— BEGIN —

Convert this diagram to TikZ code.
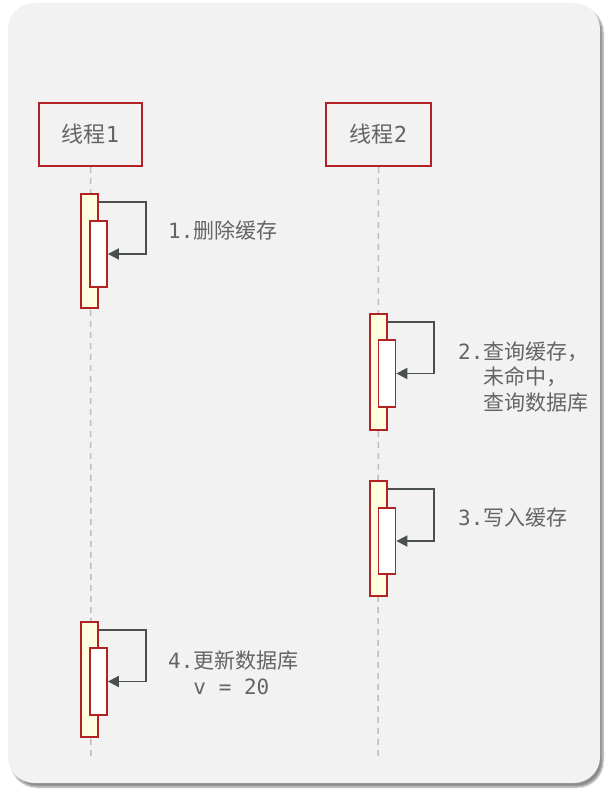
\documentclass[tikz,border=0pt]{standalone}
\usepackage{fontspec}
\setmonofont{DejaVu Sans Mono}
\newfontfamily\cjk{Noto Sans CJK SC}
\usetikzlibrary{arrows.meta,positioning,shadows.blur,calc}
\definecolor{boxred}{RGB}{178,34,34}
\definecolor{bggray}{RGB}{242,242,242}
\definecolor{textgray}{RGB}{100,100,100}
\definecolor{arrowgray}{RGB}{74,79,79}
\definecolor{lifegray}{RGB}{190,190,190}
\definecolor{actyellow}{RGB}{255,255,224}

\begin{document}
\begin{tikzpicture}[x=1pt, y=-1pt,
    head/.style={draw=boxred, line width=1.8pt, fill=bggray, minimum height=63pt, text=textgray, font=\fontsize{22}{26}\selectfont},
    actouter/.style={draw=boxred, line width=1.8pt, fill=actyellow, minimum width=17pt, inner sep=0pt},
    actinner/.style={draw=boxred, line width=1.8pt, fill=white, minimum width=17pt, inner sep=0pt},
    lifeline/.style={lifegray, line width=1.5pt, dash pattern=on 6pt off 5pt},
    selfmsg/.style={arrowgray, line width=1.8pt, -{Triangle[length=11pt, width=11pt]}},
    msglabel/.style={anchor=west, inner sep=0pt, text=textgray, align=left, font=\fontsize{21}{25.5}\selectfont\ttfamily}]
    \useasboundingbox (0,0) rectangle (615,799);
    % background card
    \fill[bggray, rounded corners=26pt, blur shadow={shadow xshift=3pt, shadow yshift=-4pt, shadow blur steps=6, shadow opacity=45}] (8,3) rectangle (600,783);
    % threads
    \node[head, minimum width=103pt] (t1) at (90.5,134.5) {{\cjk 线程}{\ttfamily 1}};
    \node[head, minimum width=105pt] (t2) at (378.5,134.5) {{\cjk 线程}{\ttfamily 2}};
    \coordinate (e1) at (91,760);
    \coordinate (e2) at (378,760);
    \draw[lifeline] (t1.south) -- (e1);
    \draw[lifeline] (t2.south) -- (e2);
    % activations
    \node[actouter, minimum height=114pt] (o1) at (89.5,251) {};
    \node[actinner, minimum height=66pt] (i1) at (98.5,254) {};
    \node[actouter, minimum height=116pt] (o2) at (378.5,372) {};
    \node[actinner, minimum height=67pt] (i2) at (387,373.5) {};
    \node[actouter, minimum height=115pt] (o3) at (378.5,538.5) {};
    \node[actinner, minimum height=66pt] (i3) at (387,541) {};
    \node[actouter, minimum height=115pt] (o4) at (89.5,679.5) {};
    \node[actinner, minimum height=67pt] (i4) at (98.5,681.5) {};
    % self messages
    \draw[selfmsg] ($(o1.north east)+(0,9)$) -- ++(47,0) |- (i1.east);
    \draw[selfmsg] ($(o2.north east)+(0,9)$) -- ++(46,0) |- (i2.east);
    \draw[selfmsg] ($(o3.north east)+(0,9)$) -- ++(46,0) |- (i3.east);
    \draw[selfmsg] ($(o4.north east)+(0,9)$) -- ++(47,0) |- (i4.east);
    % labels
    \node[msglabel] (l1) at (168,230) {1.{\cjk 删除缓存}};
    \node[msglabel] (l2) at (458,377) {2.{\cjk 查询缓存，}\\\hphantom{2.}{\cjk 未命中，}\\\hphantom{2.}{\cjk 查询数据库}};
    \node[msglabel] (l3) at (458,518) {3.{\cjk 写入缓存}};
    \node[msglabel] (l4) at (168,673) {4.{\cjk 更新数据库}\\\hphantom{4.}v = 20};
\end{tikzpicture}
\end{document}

— END —
— BEGIN —

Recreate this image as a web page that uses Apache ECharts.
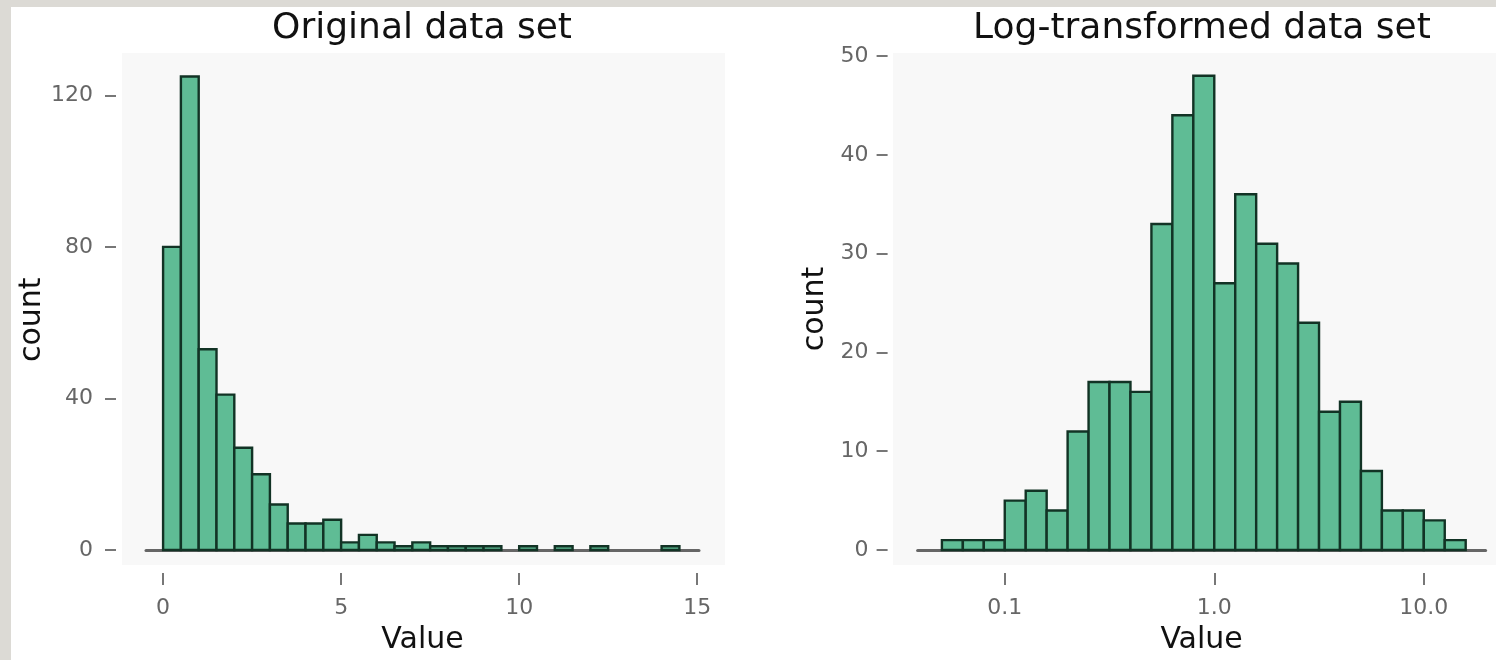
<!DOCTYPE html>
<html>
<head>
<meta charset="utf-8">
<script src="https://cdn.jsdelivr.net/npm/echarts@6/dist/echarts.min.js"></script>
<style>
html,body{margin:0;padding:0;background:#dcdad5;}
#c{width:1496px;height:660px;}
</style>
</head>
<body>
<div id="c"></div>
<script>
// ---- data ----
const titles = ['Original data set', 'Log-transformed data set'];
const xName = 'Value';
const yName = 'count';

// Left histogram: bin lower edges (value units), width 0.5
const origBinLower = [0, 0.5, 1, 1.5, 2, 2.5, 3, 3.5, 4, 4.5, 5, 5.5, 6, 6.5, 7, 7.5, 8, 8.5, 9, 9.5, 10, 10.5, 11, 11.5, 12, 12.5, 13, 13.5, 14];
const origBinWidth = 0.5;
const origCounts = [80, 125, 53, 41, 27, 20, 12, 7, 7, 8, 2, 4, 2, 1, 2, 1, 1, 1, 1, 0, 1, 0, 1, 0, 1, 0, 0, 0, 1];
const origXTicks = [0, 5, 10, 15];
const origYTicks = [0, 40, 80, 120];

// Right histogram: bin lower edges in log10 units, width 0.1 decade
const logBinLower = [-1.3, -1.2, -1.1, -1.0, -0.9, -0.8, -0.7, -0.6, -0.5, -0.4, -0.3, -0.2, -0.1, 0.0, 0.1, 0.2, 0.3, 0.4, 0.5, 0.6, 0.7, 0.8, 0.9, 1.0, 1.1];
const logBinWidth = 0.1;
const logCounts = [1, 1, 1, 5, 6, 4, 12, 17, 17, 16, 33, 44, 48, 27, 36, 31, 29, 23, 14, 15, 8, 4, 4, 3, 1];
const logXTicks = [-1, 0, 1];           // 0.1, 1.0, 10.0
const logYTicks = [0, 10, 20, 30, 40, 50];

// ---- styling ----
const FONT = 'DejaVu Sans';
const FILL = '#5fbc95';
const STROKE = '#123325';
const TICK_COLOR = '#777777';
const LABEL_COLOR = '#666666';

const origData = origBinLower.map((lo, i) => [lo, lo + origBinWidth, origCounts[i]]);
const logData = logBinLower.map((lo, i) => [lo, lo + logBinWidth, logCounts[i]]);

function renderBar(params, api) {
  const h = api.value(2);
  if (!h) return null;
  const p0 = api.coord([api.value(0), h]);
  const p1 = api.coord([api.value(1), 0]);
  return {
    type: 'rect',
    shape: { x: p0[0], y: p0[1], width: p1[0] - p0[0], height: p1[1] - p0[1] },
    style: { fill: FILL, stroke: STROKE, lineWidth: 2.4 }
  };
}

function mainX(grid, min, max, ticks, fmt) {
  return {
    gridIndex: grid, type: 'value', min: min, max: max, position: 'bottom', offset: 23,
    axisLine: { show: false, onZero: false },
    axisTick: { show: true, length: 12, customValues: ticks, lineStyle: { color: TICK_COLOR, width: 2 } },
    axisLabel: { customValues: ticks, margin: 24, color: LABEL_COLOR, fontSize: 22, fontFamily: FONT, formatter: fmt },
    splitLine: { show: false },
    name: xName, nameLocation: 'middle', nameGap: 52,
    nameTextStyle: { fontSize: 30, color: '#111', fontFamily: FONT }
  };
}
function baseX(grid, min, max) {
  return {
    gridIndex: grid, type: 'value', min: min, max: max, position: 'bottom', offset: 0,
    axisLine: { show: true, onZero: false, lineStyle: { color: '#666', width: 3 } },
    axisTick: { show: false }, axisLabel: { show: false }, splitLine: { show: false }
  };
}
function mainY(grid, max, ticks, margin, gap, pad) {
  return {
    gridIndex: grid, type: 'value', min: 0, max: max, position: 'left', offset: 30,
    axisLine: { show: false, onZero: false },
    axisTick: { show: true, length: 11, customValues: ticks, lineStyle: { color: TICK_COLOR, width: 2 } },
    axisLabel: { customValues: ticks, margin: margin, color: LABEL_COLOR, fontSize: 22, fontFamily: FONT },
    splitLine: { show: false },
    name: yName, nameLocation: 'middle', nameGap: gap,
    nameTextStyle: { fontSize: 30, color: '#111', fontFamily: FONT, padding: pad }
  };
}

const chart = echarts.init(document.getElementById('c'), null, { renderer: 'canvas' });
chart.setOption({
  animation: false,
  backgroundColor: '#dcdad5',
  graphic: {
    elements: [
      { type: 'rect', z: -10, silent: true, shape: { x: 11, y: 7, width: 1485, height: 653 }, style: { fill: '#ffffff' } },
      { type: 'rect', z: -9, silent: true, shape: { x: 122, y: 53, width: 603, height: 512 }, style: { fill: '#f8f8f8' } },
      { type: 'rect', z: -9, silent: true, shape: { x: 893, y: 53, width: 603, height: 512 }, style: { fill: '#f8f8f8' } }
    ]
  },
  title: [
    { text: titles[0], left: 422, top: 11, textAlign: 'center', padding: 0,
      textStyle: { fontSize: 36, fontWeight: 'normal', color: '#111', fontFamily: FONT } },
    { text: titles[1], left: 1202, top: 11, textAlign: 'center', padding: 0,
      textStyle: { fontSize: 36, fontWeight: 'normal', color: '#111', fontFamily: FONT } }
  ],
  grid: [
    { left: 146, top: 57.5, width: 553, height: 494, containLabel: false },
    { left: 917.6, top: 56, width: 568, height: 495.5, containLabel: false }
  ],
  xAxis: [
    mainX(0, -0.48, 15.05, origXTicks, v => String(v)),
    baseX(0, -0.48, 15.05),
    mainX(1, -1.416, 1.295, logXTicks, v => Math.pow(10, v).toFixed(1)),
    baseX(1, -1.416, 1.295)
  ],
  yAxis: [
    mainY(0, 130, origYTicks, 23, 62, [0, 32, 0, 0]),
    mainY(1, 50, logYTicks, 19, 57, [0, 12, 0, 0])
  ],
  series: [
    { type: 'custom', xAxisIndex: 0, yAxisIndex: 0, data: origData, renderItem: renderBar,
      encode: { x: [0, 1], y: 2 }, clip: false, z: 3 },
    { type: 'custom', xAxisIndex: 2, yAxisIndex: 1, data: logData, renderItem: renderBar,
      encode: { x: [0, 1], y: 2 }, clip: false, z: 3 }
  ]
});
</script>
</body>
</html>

— END —

_WRITTEN REQUEST_. Copy every line in the listing above where the string "this" turns up.

_THE ANSWER_.
Convert this diagram to TikZ code.
Recreate this image as a web page that uses Apache ECharts.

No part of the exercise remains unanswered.